Of greater importance is the consideration of the influence of Christianity, and of the Church, on the investigation and elimination of disease. In this matter the Church deserves the severest censure. It is no exaggeration to say that she hindered the scientific progress of the world for centuries. She applied to the explanation of the causation of disease, the demon theories inherited from Egypt, Persia, and the East. The Bible itself reflects the views on demonology current at the time of the events recorded. If demons were the cause of disease, logically the treatment of diseases should have been in the hands of priests, not of physicians. The priests held that they were the proper people to interpret the will of the Almighty; diseases were direct dispensations of Providence.

"It is demons," says Origen, "which produce famine, unfruitfulness, corruptions of the air, and pestilence. They hover concealed in clouds, in the lower atmosphere, and are attracted by the blood and incense which the heathen offer to them as gods."[6] "All diseases of Christians," wrote Augustine, "are to be ascribed to these demons: chiefly do they torment fresh-baptized Christians, yea! even the guiltless new-born infants." Hippocrates, long before the Christian era, wrote with great wisdom in reference to the so-called sacred diseases: "To me it appears that such affections are just as much divine as all others are, and that no one disease is either more divine or more human than another; but all are alike divine, for each has its own nature, and no one arises without a natural cause."[7]

The devil might be driven out in disgust, it was thought, by the use of disgusting materials—ordure, the grease made from executed criminals, the livers of toads, the blood of rats, and so on. The same belief in demoniacal possession led to the most inhuman treatment of lunatics, and the Church in this respect is put to shame when we compare its action with the wiser and more humane practice of the Moors. This belief helped to strangle medical progress for centuries, and is directly attributable to the Church. As late as 1583, the Jesuit fathers at Vienna boasted that they had cast out 12,642 devils. That God dispenses both health and disease is a very different belief from that involved in "demoniacal possession." Travellers in remote parts of the East at the present day tell of alleged cases of demoniacal possession, but investigation does not reveal any difference between these cases and epilepsy or acute mania.

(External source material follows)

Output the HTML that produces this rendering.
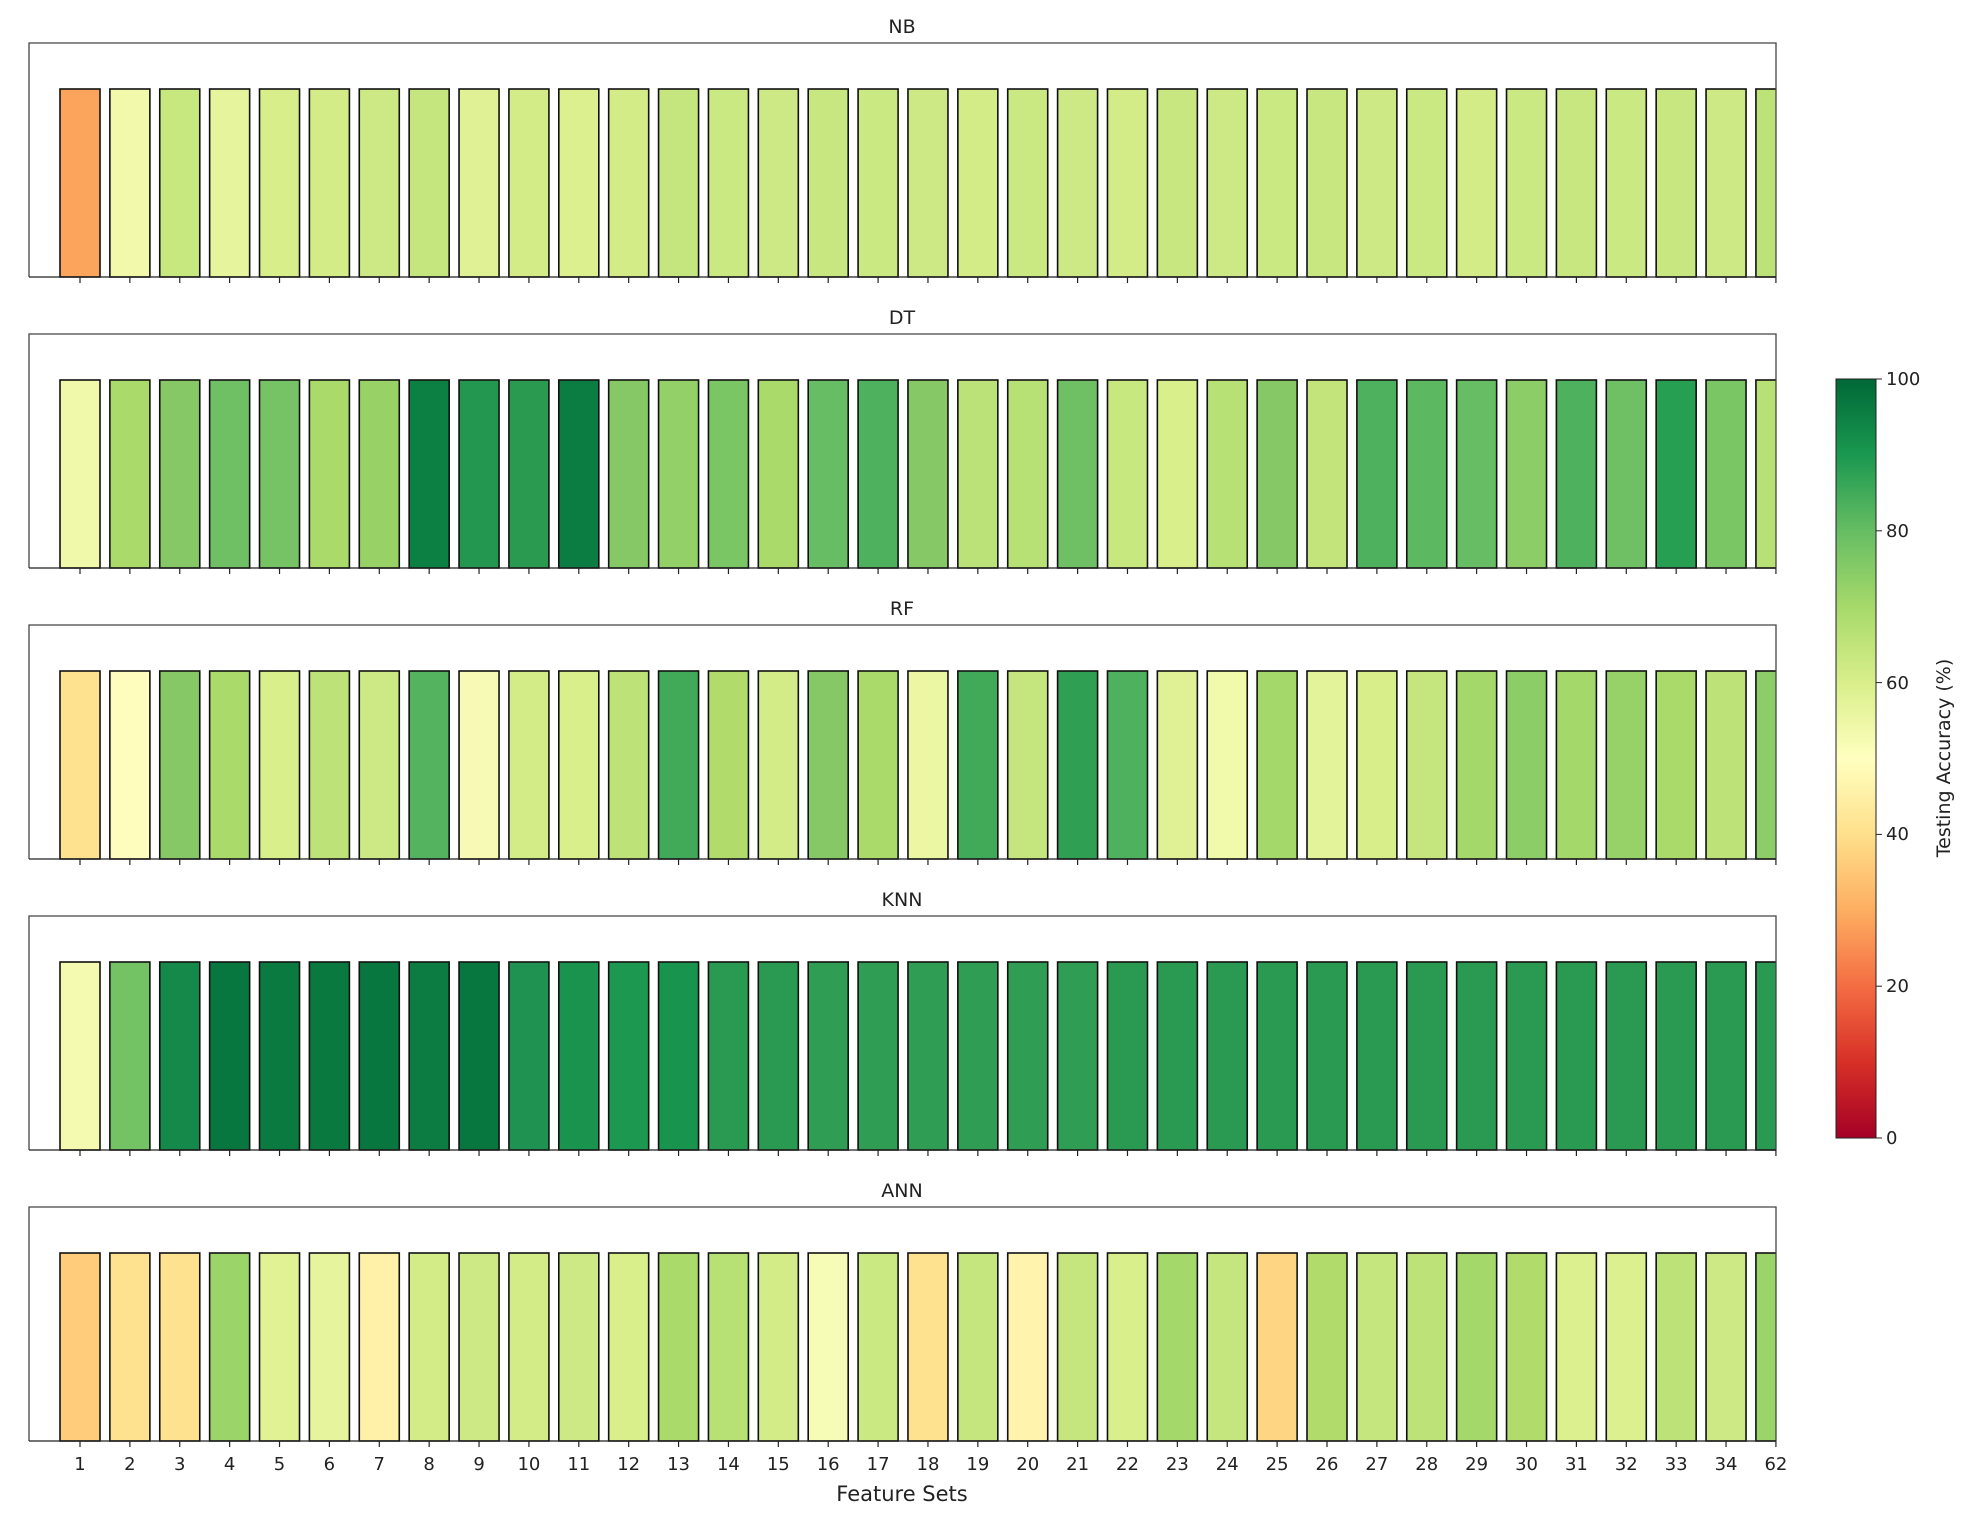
<!DOCTYPE html>
<html><head><meta charset="utf-8"><style>
html,body{margin:0;padding:0;background:#fff;}
svg{display:block;font-family:"DejaVu Sans","Liberation Sans",sans-serif;}
</style></head><body>
<svg id="s" width="1985" height="1516" viewBox="0 0 1985 1516" xmlns="http://www.w3.org/2000/svg">
<defs>
<linearGradient id="cb" x1="0" y1="1" x2="0" y2="0">
<stop offset="0" stop-color="#a50026"/><stop offset="0.1" stop-color="#d73027"/><stop offset="0.2" stop-color="#f46d43"/><stop offset="0.3" stop-color="#fdae61"/><stop offset="0.4" stop-color="#fee08b"/><stop offset="0.5" stop-color="#ffffbf"/><stop offset="0.6" stop-color="#d9ef8b"/><stop offset="0.7" stop-color="#a6d96a"/><stop offset="0.8" stop-color="#66bd63"/><stop offset="0.9" stop-color="#1a9850"/><stop offset="1" stop-color="#006837"/>
</linearGradient>
<clipPath id="ax"><rect x="29" y="0" width="1747" height="1516"/></clipPath>
</defs>
<g id="g"></g>
<rect x="1836" y="379" width="40" height="759" fill="url(#cb)" stroke="#222" stroke-width="1"/>
<g font-size="18" fill="#222">
<line x1="1876" y1="1138" x2="1882" y2="1138" stroke="#222"/><text x="1886" y="1144">0</text>
<line x1="1876" y1="986.2" x2="1882" y2="986.2" stroke="#222"/><text x="1886" y="992">20</text>
<line x1="1876" y1="834.4" x2="1882" y2="834.4" stroke="#222"/><text x="1886" y="840">40</text>
<line x1="1876" y1="682.6" x2="1882" y2="682.6" stroke="#222"/><text x="1886" y="689">60</text>
<line x1="1876" y1="530.8" x2="1882" y2="530.8" stroke="#222"/><text x="1886" y="537">80</text>
<line x1="1876" y1="379" x2="1882" y2="379" stroke="#222"/><text x="1886" y="385">100</text>
</g>
<text x="1950" y="758" font-size="19" fill="#222" text-anchor="middle" transform="rotate(-90 1950 758)">Testing Accuracy (%)</text>
<text x="902" y="1501" font-size="21" fill="#222" text-anchor="middle">Feature Sets</text>
</svg>
<script>
var C={
NB:["#fba55c","#f2f9ab","#c7e77f","#e6f49d","#d7ee8a","#d3ec87","#cde985","#c5e67e","#dff194","#d3ec87","#dcf08f","#d3ec87","#c5e67e","#cbe982","#cde985","#c8e780","#cbe982","#cde985","#d3ec87","#cbe982","#cde985","#d3ec87","#c8e780","#cde985","#cbe982","#c8e780","#cde985","#cbe982","#d3ec87","#cbe982","#c8e780","#cbe982","#c8e780","#cde985","#bde278"],
DT:["#f0f8aa","#a9da6a","#86c865","#6fc064","#76c365","#a9da6a","#98d266","#0c7f43","#23964f","#2b9a51","#0b7d42","#86c865","#93d068","#7ac665","#a9da6a","#66bd63","#4eb15d","#86c865","#bbe278","#b7e075","#6fc064","#c7e77f","#d9ef8b","#b7e075","#86c865","#c2e47b","#4eb15d","#5db961","#66bd63","#8ccd67","#4eb15d","#6fc064","#279f53","#7ac665","#b7e075"],
RF:["#fee290","#fefdbd","#86c865","#a9da6a","#d9ef8b","#bde278","#cde985","#53b35e","#f6fab4","#d3ec87","#d9ef8b","#bde278","#40aa59","#b1dc6c","#d3ec87","#86c865","#a9da6a","#ebf7a3","#40aa59","#c5e67e","#2e9f53","#4eb15d","#dff194","#f1f9ab","#a5d86a","#e3f399","#d7ee8a","#c5e67e","#a5d86a","#8ccd67","#a5d86a","#96d268","#a9da6a","#bde278","#8ccd67"],
KNN:["#f4fab0","#73c264","#15894a","#08773f","#0a7a40","#097940","#08773f","#0c7c42","#08773f","#1f9150","#1a934f","#1c9850","#18944f","#2a9a52","#2a9a52","#2f9e54","#2f9e54","#2f9e54","#2f9e54","#2f9e54","#2f9e54","#2a9a52","#2a9a52","#2a9a52","#2a9a52","#2a9a52","#2a9a52","#2a9a52","#2a9a52","#2a9a52","#2a9a52","#2a9a52","#2a9a52","#2a9a52","#2a9a52"],
ANN:["#fecc7a","#fee290","#fee290","#9bd468","#e0f294","#e6f59d","#fff1a8","#d3ec87","#cde985","#d3ec87","#cde985","#d9ef8b","#a9da6a","#b7e075","#d3ec87","#f6fbb5","#cbe982","#fee290","#c5e67e","#fff3ad","#c5e67e","#d9ef8b","#a5d86a","#c5e67e","#fed683","#b1dc6c","#c5e67e","#bde278","#a5d86a","#b1dc6c","#dcf08f","#dcf08f","#bde278","#cde985","#9bd468"]};
var names=["NB","DT","RF","KNN","ANN"],labels=[];
for(var i=1;i<=34;i++)labels.push(i);labels.push(62);
var h="",P=49.88,W=40;
names.forEach(function(n,k){
 var top=43+k*291,bot=top+234,bt=top+46;
 h+='<text x="902" y="'+(top-10)+'" font-size="19" fill="#222" text-anchor="middle">'+n+'</text>';
 h+='<g clip-path="url(#ax)">';
 C[n].forEach(function(c,i){var cx=80+i*P;
  h+='<rect x="'+(cx-W/2)+'" y="'+bt+'" width="'+W+'" height="'+(bot-bt)+'" fill="'+c+'" stroke="#111" stroke-width="1.6"/>';});
 h+='</g>';
 h+='<path d="M29 '+bot+' V'+top+' H1776 V'+bot+'" fill="none" stroke="#444" stroke-width="1.3"/>';
 h+='<line x1="29" y1="'+bot+'" x2="1776" y2="'+bot+'" stroke="#222" stroke-width="1.3"/>';
 for(var i=0;i<35;i++){var cx=80+i*P;h+='<line x1="'+cx+'" y1="'+bot+'" x2="'+cx+'" y2="'+(bot+6)+'" stroke="#222" stroke-width="1.2"/>';}
});
for(var i=0;i<35;i++){h+='<text x="'+(80+i*P)+'" y="1470" font-size="18" fill="#222" text-anchor="middle">'+labels[i]+'</text>';}
document.getElementById("g").innerHTML=h;
</script>
</body></html>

In the first centuries of the Christian era men demanded overt signs of the favour of God, and the objects of veneration kept in the churches and monasteries were held to be capable of curing disease. The Latin Church had either a saint or a relic of a saint to cure nearly every ill that flesh is heir to. St. Apollonia was invoked against toothache; St. Avertin against lunacy; St. Benedict against stone; St. Clara against sore eyes; St. Herbert in hydrophobia; St. John in epilepsy; St. Maur in gout; St. Pernel in ague; St. Genevieve in fever; St. Sebastian in plague; St. Ottila for diseases of the head; St. Blazius for the neck; St. Laurence and St. Erasmus for the body; St. Rochus and St. John for diseases of the legs and feet. St. Margaret was invoked for diseases of children and the dangers of childbirth.